Before voting, the council listened to about an hour of public
comments on the issue while the rowdy City Hall audience cheered, booed
and waved double-sided fliers that read “Plan B is better. Vote tonight!”
and “Four lanes forever! Vote now!”
“There’s something inherently wrong about this plan, and you need to
recognize that,” said Mark Rogers, a Costa Mesa resident and a planner
for TRG Land Inc. in Newport Beach.
The council had to choose between two options. Plan B, the one the
council chose, has narrower turn lanes and bus bays -- between 10 and 10
1/2 feet wide -- and the option for a pedestrian-oriented shopping area.
Plan E called for wider turn lanes and bus bays -- between 11 and 13 feet
wide -- and the option to add two lanes to the street at a later date.
A main differences between the two plans is that Plan E would allow
the city to apply for Measure M money.
Approved by voters in November 1990, Measure M raised the sales tax by
half a cent for countywide transportation improvement projects. The
Orange County Transportation Authority administers the Measure M sales
tax revenue.
In 1999, the agency pledged to distribute close to $4 million in
federal grants if the street is widened to six lanes.

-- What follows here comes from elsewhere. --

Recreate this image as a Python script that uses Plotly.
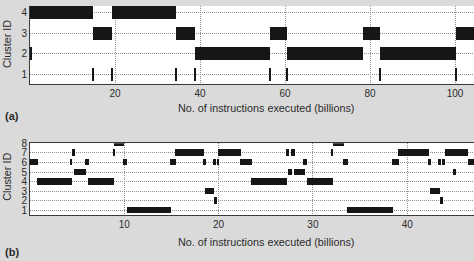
import plotly.graph_objects as go

# ---------------- data ----------------
# Panel (a): phase intervals (billions of instructions) per cluster
a_cluster = [4, 4, 3, 3, 3, 3, 3, 2, 2, 2, 2, 1, 1, 1, 1, 1, 1, 1, 1]
a_start = [0, 19.3, 14.9, 34.4, 56.5, 78.4, 100.2, 0, 38.8, 60.5, 82.4,
           14.75, 19.15, 34.25, 38.65, 56.35, 60.35, 82.25, 100.05]
a_end = [14.9, 34.4, 19.3, 38.8, 60.5, 82.4, 106.0, 0.35, 56.5, 78.4, 100.2,
         15.15, 19.55, 34.65, 39.05, 56.75, 60.75, 82.65, 100.45]
a_ticks = [20, 40, 60, 80, 100]
a_clusters = [1, 2, 3, 4]

# Panel (b)
b_cluster = [8, 8,
             7, 7, 7, 7, 7, 7, 7, 7, 7,
             6, 6, 6, 6, 6, 6, 6, 6, 6, 6, 6, 6, 6, 6, 6, 6,
             5, 5, 5, 5,
             4, 4, 4, 4,
             3, 3,
             2, 2,
             1, 1]
b_start = [8.94, 32.1,
           4.42, 8.84, 15.4, 19.97, 27.15, 27.68, 31.95, 39.06, 43.97,
           0.0, 4.3, 5.8, 9.9, 14.85, 18.35, 19.48, 19.8, 22.27, 28.98, 33.22, 38.42, 42.2, 43.37, 43.66, 46.45,
           4.7, 27.4, 27.99, 44.96,
           0.71, 6.18, 23.4, 29.34,
           18.56, 42.42,
           19.55, 43.45,
           10.25, 33.62]
b_end = [10.02, 33.33,
         4.8, 9.0, 18.45, 22.38, 27.5, 28.1, 32.15, 42.34, 46.45,
         0.8, 4.5, 6.3, 10.3, 15.45, 18.66, 19.69, 20.04, 23.5, 29.4, 33.72, 39.13, 42.56, 43.55, 44.0, 48.0,
         5.94, 27.8, 29.13, 45.17,
         4.42, 8.94, 27.29, 32.1,
         19.55, 43.45,
         19.83, 43.8,
         14.92, 38.53]
b_ticks = [10, 20, 30, 40]
b_clusters = [1, 2, 3, 4, 5, 6, 7, 8]

x_title = "No. of instructions executed (billions)"
y_title = "Cluster ID"

# ---------------- figure ----------------
W, H = 474, 261
FONT = "Liberation Sans, Arial, Helvetica, sans-serif"
BAR = "#161616"
TXT = "#2b2b2b"

fig = go.Figure()
fig.add_trace(go.Bar(
    orientation="h", y=a_cluster, base=a_start,
    x=[e - s for s, e in zip(a_start, a_end)],
    width=0.64, marker=dict(color=BAR, line=dict(width=0)),
    xaxis="x", yaxis="y", cliponaxis=False, showlegend=False, hoverinfo="skip"))
fig.add_trace(go.Bar(
    orientation="h", y=b_cluster, base=b_start,
    x=[e - s for s, e in zip(b_start, b_end)],
    width=0.68, marker=dict(color=BAR, line=dict(width=0)),
    xaxis="x2", yaxis="y2", cliponaxis=False, showlegend=False, hoverinfo="skip"))

left = 30 / W
grid = dict(showgrid=True, griddash="1px,1px", gridcolor="#8f8f8f", gridwidth=1,
            zeroline=False, showline=True, linecolor="#3a3a3a", linewidth=1,
            ticks="", tickfont=dict(family=FONT, size=10, color=TXT))

fig.update_layout(
    width=W, height=H,
    margin=dict(l=0, r=0, t=0, b=0),
    paper_bgcolor="#dadada", plot_bgcolor="#ffffff",
    barmode="overlay", bargap=0,
    xaxis=dict(domain=[left, 1], range=[0, 444 / 4.25], tickvals=a_ticks,
               anchor="y", mirror=False, **grid),
    yaxis=dict(domain=[1 - 80 / H, 1], range=[0.52, 4.33], tickvals=a_clusters,
               anchor="x", **grid),
    xaxis2=dict(domain=[left, 1], range=[0, 444 / 9.43], tickvals=b_ticks,
                anchor="y2", mirror=True, **grid),
    yaxis2=dict(domain=[1 - 215 / H, 1 - 141 / H], range=[0.5, 8.0], tickvals=b_clusters,
                anchor="x2", **grid),
)

ann_font = dict(family=FONT, size=10.8, color=TXT)
anns = [
    dict(text=x_title, x=265.5 / W, y=1 - 105 / H),
    dict(text=x_title, x=265.5 / W, y=1 - 242.5 / H),
    dict(text=y_title, x=7 / W, y=1 - 39 / H, textangle=-90),
    dict(text=y_title, x=7 / W, y=1 - 175.5 / H, textangle=-90),
]
for a in anns:
    fig.add_annotation(xref="paper", yref="paper", showarrow=False,
                       xanchor="center", yanchor="middle", font=ann_font, **a)
for lab, yy in [("(a)", 113), ("(b)", 253)]:
    fig.add_annotation(xref="paper", yref="paper", showarrow=False, text="<b>" + lab + "</b>",
                       x=3 / W, y=1 - yy / H, xanchor="left", yanchor="middle",
                       font=dict(family=FONT, size=11, color=TXT))

fig.write_html("out.html")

The city won’t receive any of that money, although they still could
reapply for other funding.
The city could have been eligible for enough to cover at least the
design costs, estimated at $250,000, if the council chose the option with
wider lanes.
The most of the 20 or so speakers supported Plan B, saying that Plan E
would have paved the way for the street to be widened to six lanes in the
future, which they think would increase traffic and hurt businesses and
property values.
Many also said they think widening the street would only benefit
Newport Beach residents who use the street to get to the Costa Mesa
Freeway, adding that Newport Beach should solve some of its own traffic
problems, possibly by lengthening the the freeway.
Mayor Libby Cowan said the city now will have to come up with other
plans for the area. She has not supported six lanes on East 17th Street.
“We have work to do,” she said. “We are going to have to take the
widening off the master plan of arterial highways if we don’t want to go
to six lanes. I too am tired of unilateral moves by Newport Beach. But I
think staff has taken a lot of heat on our behalf by the community, all
of it undeserved.”
Not everyone supported Plan B, however.
Charlotte Johnson, a Costa Mesa resident on the East 17th Street Ad
Hoc Committee, was one of a few who spoke in favor of Plan E.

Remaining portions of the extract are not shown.